When the new year began, I wanted to rethink my grocery shopping. I was frustrated with battling crowded stores and frustrated by my lack of planning. And I didn’t like how much money I was spending each week just to feed our household of two. I decided I would reduce our grocery bill by $20 a week.
I shifted my schedule around so that I could devote more time to menu planning. Now, each week I take a careful look at what we have in the fridge, pantry and freezer so I don’t buy anything we don’t need. Then I make a list of what we’ll have for dinner each night of the week — it’s not set in stone; I just want to be sure there is something available for every night. I also make a list of what is available for lunches and breakfasts.
I make my grocery list based on what I need to fill the gaps and pick out a few interesting things to make for the blog and for some variety. The next morning I head to the grocery store as early as I can to beat the crowd. As things go into the cart and get marked off the list, I use the calculator in my phone to keep track of my bill. If the total passes my limit, something’s got to go. Usually it’s some little luxury thing like a pricey cereal or cheese.

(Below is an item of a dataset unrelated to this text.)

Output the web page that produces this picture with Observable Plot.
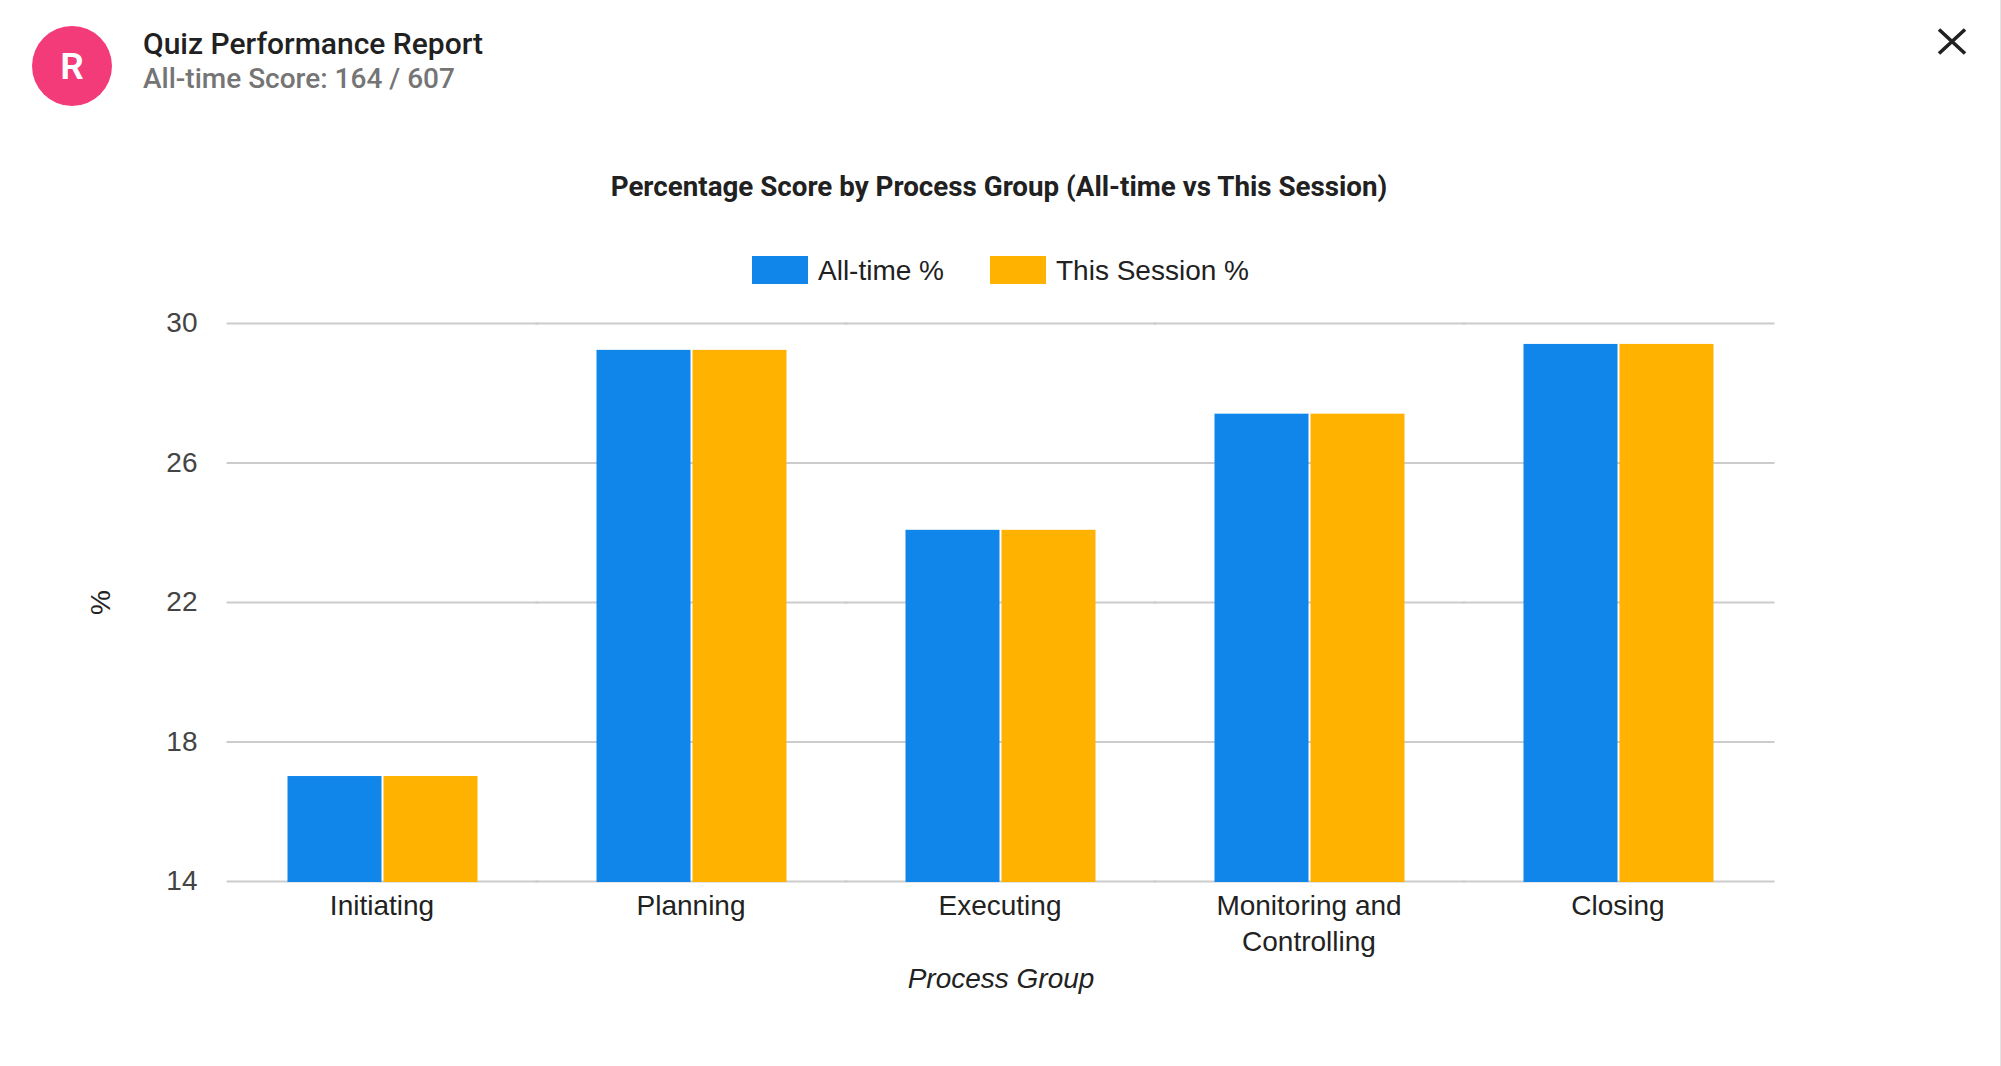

This week it was granola bars that got thrown back. We both have been particularly busy, so having granola bars to pack for snacks seemed important — but I couldn’t afford them. Since I’ve been careful about taking inventory and making my list, though, I knew I’d have enough ingredients at home to make something from scratch.
And so all week long, we’ve been enjoying Cranberry and Pistachio Quinoa Breakfast Cookies. They’re better than granola bars any day! I already had the ingredients at home, so this week, they cost me nothing to make. And the recipe yielded far more cookies than would ever be in a box of granola bars. Plus, they’re made with whole-wheat flour, quinoa and oats for a healthy punch. The recipe is from Bon Appétit. I used half whole-wheat flour and half all-purpose flour and pistachios instead of almonds.
Twenty dollars a week. It doesn’t sound like much. But it’s $1,040 a year, and that sounds like a good start on a rainy-day fund.